Question

Which system of equations has a solution of $$(0,8)$$ ?
(1) $$y=6x+8$$ and $$y=x^{2}+8$$
(2) $$3x+2y=16$$ and $$y=x^{3}+2x+8$$
(3) Both systems have a solution at $$(0,8)$$
(4) Neither system has a solution at $$(0,8)$$

Answer

**step1** Understanding the problem

We are given a pair of numbers, which we can call 'x' and 'y'. The number for 'x' is 0, and the number for 'y' is 8. We need to find which set of "rules" or "relationships" works true when we use these numbers for 'x' and 'y'. A set of rules that works true for both rules means it has a "solution" at (0,8).

Question1.step2 (Checking System (1) - First Rule)

System (1) has two rules. Let's check the first rule: "y equals 6 times x, then add 8" ($$y=6x+8$$).
We will use the number 0 for 'x' and the number 8 for 'y'.
First, we find 6 times x. Since x is 0, 6 times 0 is 0.
Next, we add 8 to this result. So, 0 plus 8 is 8.
The rule says y should be 8. Our given y is also 8. So, this rule works true with the numbers 0 and 8.

Question1.step3 (Checking System (1) - Second Rule)
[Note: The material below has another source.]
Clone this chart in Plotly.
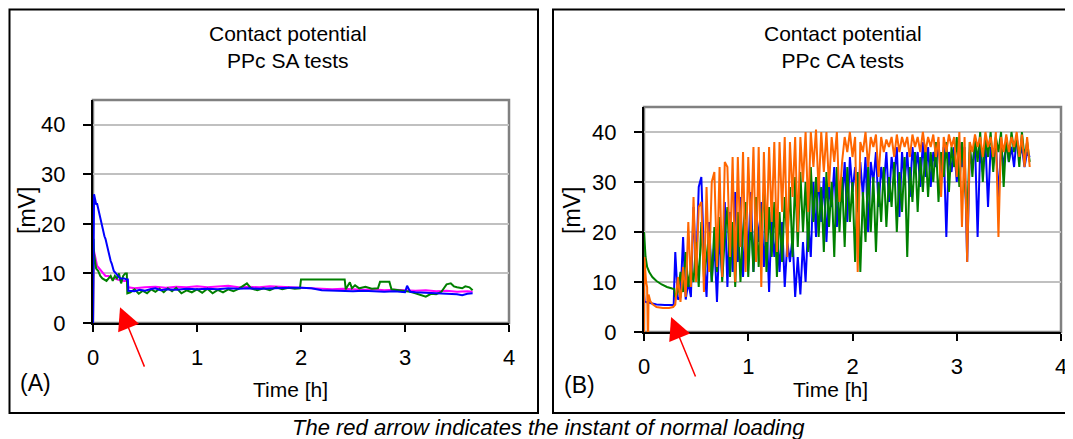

Now let's check the second rule for System (1): "y equals x times x, then add 8" ($$y=x^{2}+8$$).
We will use the number 0 for 'x' and the number 8 for 'y'.
First, we find x times x. Since x is 0, 0 times 0 is 0.
Next, we add 8 to this result. So, 0 plus 8 is 8.
The rule says y should be 8. Our given y is also 8. So, this rule also works true with the numbers 0 and 8.

Question1.step4 (Conclusion for System (1))

Since both rules in System (1) work true when we use 0 for 'x' and 8 for 'y', System (1) has a solution at (0,8).

Question1.step5 (Checking System (2) - First Rule)

Now let's check System (2). It also has two rules. Let's check the first rule: "3 times x plus 2 times y equals 16" ($$3x+2y=16$$).
We will use the number 0 for 'x' and the number 8 for 'y'.
First, we find 3 times x. Since x is 0, 3 times 0 is 0.
Next, we find 2 times y. Since y is 8, 2 times 8 is 16.
Then, we add these two results: 0 plus 16 is 16.
The rule says the total should be 16. Our calculated total is also 16. So, this rule works true with the numbers 0 and 8.

Question1.step6 (Checking System (2) - Second Rule)

Finally, let's check the second rule for System (2): "y equals x times x times x, plus 2 times x, then add 8" ($$y=x^{3}+2x+8$$).
We will use the number 0 for 'x' and the number 8 for 'y'.
First, we find x times x times x. Since x is 0, 0 times 0 times 0 is 0.
Next, we find 2 times x. Since x is 0, 2 times 0 is 0.
Then, we add these results and 8: 0 plus 0 plus 8 is 8.
The rule says y should be 8. Our given y is also 8. So, this rule also works true with the numbers 0 and 8.

Question1.step7 (Conclusion for System (2))

Since both rules in System (2) work true when we use 0 for 'x' and 8 for 'y', System (2) also has a solution at (0,8).

**step8** Final Conclusion

Because both System (1) and System (2) have a solution at (0,8), the correct choice is (3) Both systems have a solution at $$(0,8)$$.